Each turn is divided into four phases: Initiative, Movement, Attack, and End. In the Initiative Phase, each player rolls two six-sided dice, modified by the presence of civilian shipping. The player with the highest modified score wins initiative and gains a tactical advantage, deciding whether to move first in the Movement phase or to force the other player to move first.
Players move ships individually up to a maximum distance listed on their ship roster. For example, the HMS Hood has a speed of 6, which means it may move up to 6 inches during the movement phase. Turns are handled in a special way. After moving at least half their speed in a straight line, a ship may turn. A special turning template is laid on the ship and the bow is repositioned according to the turning rating of the ship. The HMS Hood has a turning rating of 1, meaning her bow is moved one space on the template. The ship may then continue in a straight line until it has no movement remaining. All ships must move a minimum of 1 inch, unless damage has left the ship dead in the water.

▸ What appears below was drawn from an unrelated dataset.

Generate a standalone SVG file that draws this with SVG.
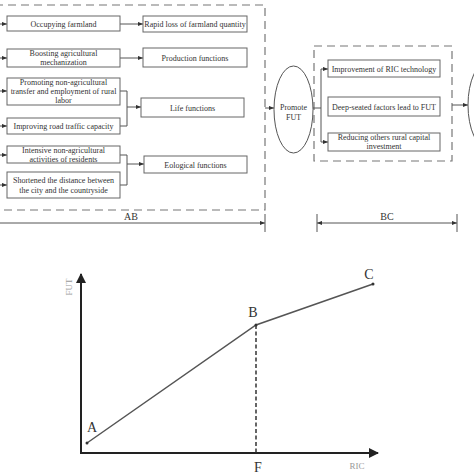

After all movement has occurred, the Attack phase begins. Like movement, players alternate firing their guns, although no ship is required to fire. Players declare the ship that will fire and the target. The attacking player may not pre-measure ranges or pre-determine if the target is within the correct firing arc. This simulates the split-second decisions that captains were forced to make and the poor range-finding technology of the time. The ship roster will list the weapons available to each ship as well as pertinent information. For example, the HMS Hood, in addition to secondary guns, AA and torpedoes, has several primary guns listed as A, B, X and Y turret. They have a range of 33 inches, an AD (attack dice) of 2, a DD (damage dice) of 3 and the special ability AP (armor piercing). If the enemy is within range, the firing arc is determined. A template shows which arcs each weapon may use. As an example, if the enemy were to the stern of the Hood, the A and B turrets could not fire. Each weapon then rolls a number of dice equal to their AD score. This is compared to the Target number of the enemy ship. The Bismark has a target of 4+ meaning a roll of 4 or greater per die is required to score a hit. Certain modifiers, such as range and silhouette will affect the attack die roll. Once a hit is scored, a number of dice equal to the guns DD score is rolled and compared to the Armor score of the enemy (the Bismark has an armor score of 6+). If the die roll meets or exceeds the armor score, a point of damage is deducted from the ship. A roll of 6 may cause a critical hit. The die is rolled again and a four or higher results in a roll on the critical hit table. This often leads to fires, loss of crew or speed or damage to weapons. When ships lose a certain amount of damage, they become crippled which results in reductions in speed, turning and some weapon systems. If the crew is reduced to a particular threshold, the ship is under a Skeleton Crew which results in deductions and limitations.